Go through the data below. Pull out every line that has the word "this".

* Given entries:
○ ○ ○
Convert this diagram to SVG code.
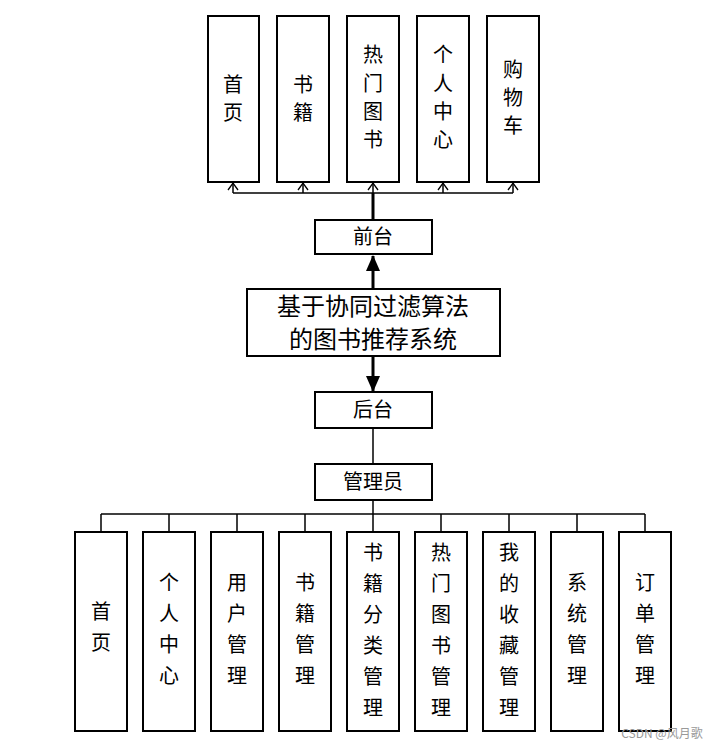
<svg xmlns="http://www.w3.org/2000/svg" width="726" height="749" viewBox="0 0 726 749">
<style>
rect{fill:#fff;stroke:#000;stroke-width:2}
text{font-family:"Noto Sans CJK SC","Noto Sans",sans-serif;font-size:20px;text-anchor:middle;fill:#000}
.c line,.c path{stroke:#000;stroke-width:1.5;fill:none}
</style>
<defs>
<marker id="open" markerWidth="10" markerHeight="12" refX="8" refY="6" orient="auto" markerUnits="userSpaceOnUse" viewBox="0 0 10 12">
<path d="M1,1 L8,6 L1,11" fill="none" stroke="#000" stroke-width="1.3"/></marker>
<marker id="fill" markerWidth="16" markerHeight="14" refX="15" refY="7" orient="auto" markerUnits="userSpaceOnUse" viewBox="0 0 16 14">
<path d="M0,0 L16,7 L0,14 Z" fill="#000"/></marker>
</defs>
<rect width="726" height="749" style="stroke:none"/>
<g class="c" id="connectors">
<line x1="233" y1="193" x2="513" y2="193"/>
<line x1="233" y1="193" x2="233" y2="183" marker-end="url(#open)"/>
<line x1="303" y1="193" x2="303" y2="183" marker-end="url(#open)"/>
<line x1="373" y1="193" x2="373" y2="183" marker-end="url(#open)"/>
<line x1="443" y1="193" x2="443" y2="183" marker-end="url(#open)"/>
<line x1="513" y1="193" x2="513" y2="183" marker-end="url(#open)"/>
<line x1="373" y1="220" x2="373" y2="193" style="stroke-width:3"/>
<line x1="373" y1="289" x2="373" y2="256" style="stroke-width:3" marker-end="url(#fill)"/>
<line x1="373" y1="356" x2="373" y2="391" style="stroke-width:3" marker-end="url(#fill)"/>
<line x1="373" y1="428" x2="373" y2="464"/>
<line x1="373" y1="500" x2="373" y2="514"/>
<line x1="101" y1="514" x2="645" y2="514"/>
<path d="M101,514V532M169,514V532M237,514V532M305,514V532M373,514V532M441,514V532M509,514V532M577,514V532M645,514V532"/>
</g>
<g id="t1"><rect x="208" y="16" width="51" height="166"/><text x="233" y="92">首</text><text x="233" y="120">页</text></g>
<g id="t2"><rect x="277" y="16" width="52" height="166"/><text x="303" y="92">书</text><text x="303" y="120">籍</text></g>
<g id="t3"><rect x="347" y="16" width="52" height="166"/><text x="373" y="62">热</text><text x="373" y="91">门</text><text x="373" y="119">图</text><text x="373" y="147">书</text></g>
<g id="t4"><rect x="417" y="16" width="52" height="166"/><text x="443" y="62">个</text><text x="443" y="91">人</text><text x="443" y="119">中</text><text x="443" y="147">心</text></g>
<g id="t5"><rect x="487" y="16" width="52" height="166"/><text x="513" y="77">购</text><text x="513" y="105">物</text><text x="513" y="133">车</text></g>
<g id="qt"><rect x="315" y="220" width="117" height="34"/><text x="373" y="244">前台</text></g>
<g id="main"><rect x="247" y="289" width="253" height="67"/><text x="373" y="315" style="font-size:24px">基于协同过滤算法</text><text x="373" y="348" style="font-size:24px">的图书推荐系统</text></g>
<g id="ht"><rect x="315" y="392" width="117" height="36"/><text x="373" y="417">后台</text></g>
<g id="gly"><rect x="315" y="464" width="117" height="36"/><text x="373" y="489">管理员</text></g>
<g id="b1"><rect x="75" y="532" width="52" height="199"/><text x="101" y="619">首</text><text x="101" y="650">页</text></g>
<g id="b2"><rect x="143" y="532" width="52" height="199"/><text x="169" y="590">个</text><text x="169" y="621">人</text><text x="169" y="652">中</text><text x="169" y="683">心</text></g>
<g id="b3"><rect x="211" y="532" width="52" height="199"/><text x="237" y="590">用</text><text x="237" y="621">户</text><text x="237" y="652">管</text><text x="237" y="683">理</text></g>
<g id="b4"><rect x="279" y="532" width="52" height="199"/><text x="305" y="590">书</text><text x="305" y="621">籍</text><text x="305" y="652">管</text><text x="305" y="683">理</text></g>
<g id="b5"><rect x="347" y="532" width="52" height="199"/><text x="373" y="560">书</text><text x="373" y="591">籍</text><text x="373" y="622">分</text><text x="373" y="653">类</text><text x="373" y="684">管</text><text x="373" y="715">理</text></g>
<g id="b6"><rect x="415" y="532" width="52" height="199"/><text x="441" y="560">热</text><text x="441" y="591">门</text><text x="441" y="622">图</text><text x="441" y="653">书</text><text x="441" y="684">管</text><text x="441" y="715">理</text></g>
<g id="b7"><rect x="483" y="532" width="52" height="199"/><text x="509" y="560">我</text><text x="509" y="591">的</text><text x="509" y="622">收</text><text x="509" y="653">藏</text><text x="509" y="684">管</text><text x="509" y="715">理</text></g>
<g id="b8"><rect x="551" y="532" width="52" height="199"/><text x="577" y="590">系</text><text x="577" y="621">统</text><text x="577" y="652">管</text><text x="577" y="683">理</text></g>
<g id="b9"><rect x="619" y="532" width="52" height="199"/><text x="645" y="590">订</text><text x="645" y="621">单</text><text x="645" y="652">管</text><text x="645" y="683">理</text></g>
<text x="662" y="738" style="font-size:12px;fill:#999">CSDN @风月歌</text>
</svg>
○ ○ ○
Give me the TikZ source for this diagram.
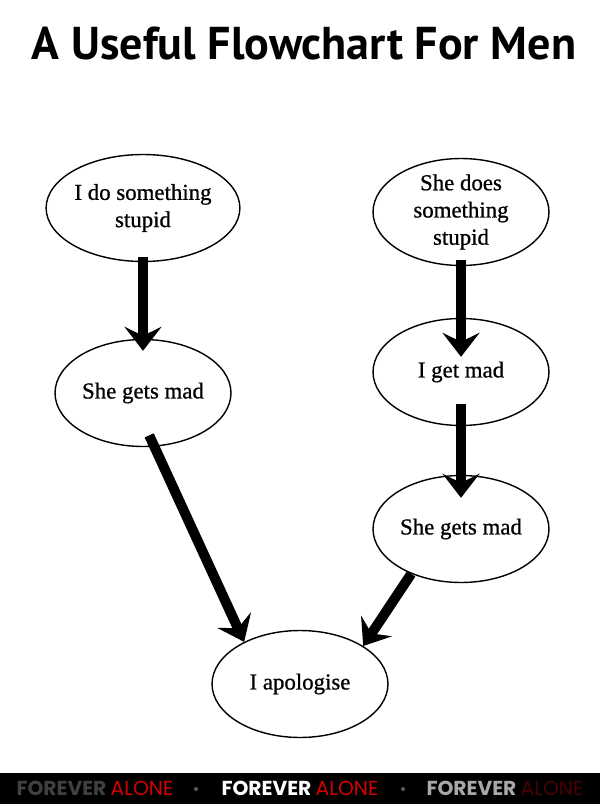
○ ○ ○
* Task output:
Convert this diagram to SVG code.
Give me the TikZ source for this diagram.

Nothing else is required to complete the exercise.